The higher price to consumers of fossil fuels is not a bug of the policy, it’s a feature: It helps steer the consumption and investment decisions of firms and individuals away from use of fossil fuels toward alternative fuels and energy efficiency. Like it or not, prices matter. They matter a lot. Most investment in the world economy — about three-quarters of the total — is private, not public. And private investment responds above all to price signals.
The problem, of course, is that higher fuel prices on their own would hit consumers, including working families who already struggle to make ends meet. For this reason, many politicians — even those who are not on the take from the fossil fuel lobby — have been reluctant to embrace carbon pricing in any form. But there is a straightforward way to solve this problem, too.
First, auction off the permits to bring fossil carbon into the economy. Don’t give them away, as often is done in “cap-and-trade” systems. For fossil fuel suppliers, the permit price becomes part of the cost of doing business. It’s passed on to final consumers in the prices of goods and services in proportion to the amount of fossil carbon used in their production and distribution.
Second, return most or all of the money from the permit sales straight back to the people as equal dividends to everyone in the country. Low-income households, who consume less than average amounts of carbon for the simple reason that they don’t have much purchasing power, get back more than they pay in higher prices. Wealthy households pay more than they get back. The middle class more or less breaks even, but most of them come out ahead, too, because the dividends are pulled up by the outsized carbon footprints of the rich. So the majority of the people benefit from this policy in straight pocketbook terms, not even counting the benefits of a more stable climate and cleaner air. This is not a pipe dream. Canada already has a carbon dividend policy; they call it the Climate Action Incentive payment. The Canadian system did not materialize overnight; it was the product of grassroots activism, careful preparation and committed political leadership. In the U.S., Sen. Chris Van Hollen (D-Maryland) has introduced landmark legislation that would place a hard limit on carbon emissions and rebate the money from permit auctions as dividends, coupled with an environmental justice guarantee that mandates cuts in air pollution in overburdened communities.
Some argue that carbon offsetting is more effective than carbon pricing. Can carbon offsets have a significant impact on global carbon emissions?
Offsets let polluters keep polluting if they pay for things that supposedly compensate for their emissions, like planting trees. Efforts to increase carbon sequestration — in soils and forests, for example — will be an important part of the climate solution, too. But offsets are a deeply flawed way to promote this goal for three reasons: It is hard to verify that the offsetting activities really happen; where verified, it is hard to know whether they add to what would have happened without the offsets; and even where verified and additional, it is impossible to know how long they will last. For these reasons, carbon sequestration should be promoted separately from emissions reductions, not as a substitute for them.

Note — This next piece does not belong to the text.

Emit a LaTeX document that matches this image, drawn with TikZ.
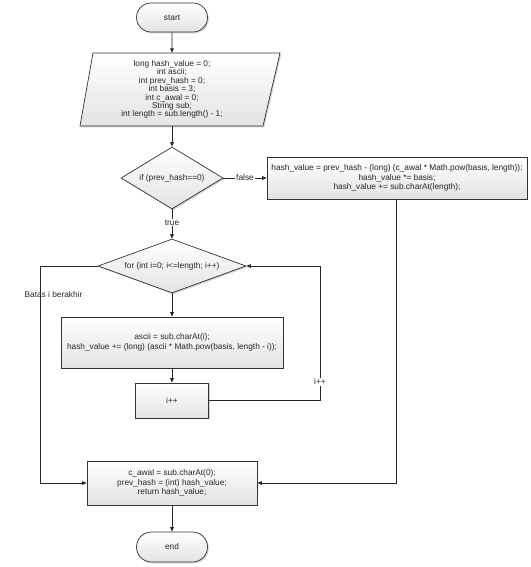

What about the argument that carbon pricing, with its emphasis on “market vs. regulation,” frames the issue of climate change as a market failure instead of a fundamental system failure which requires, in turn, a systematic transformation?
This is a false dichotomy. Many regulations affect prices. The policy I outlined is an example: It regulates the amount of fossil carbon entering the economy, and this affects the price of fossil fuels. Prices and regulations are core elements of economic systems. And any policy that weans economies off fossil fuels is a pretty big systematic transformation.
There are some 70 different approaches to carbon pricing around the world, but setting up a global carbon pricing system doesn’t seem to have much support among politicians. In fact, the U.S. doesn’t even have a carbon tax on a national level. How likely is it that global leaders would agree to a proposal of setting up a global pricing system at the COP28 or any time in the near future?
What I am proposing here is a strict limit on the amount of carbon allowed to enter the economy, a side effect of which is a carbon price emerging from permit auctions. You could have a carbon tax alongside it that acts as a floor price in permit auctions, providing certainty that the minimum price will rise over time.
This does not require agreement on a global pricing system. It is something that countries can adopt independently. We do not have a global government that could implement a global carbon limit or tax. We have national governments. The key is to craft a policy that can win durable support from the country’s people, regardless of what other countries do. The policy I sketched does exactly that: The majority, including working people, come out ahead financially as well as environmentally. Rather than holding national policies hostage to an international agreement, individual countries can forge ahead and inspire others to do the same.
You were among the first economists to address the political economy of the environment — in fact, even before climate change became a prominent issue in the international political agenda. Have the dynamics of environmental degradation changed in any meaningful way since you first started researching and writing about the problem?
The core of the issue is that big inequalities of wealth and power allow those on top to benefit from activities that harm the environment while shifting the costs onto others. For this reason, efforts to protect the environment must go hand in hand with efforts to build more just and equitable societies. Oligarchy is the enemy of the environment.
In this respect, I would say that the dynamics of environmental degradation have not changed. What has changed is the extent to which people understand the problem. When I started working on this, there was a widespread view that inequality had little or nothing to do with the environment. Indeed, some alleged that the poor were the main drivers of environmental destruction, and that the rich would be our enlightened saviors. It was bullshit then, and it is bullshit now. What has changed is that fewer people believe it. The environmental justice movement helped to lead the way. Today more and more people are connecting the dots.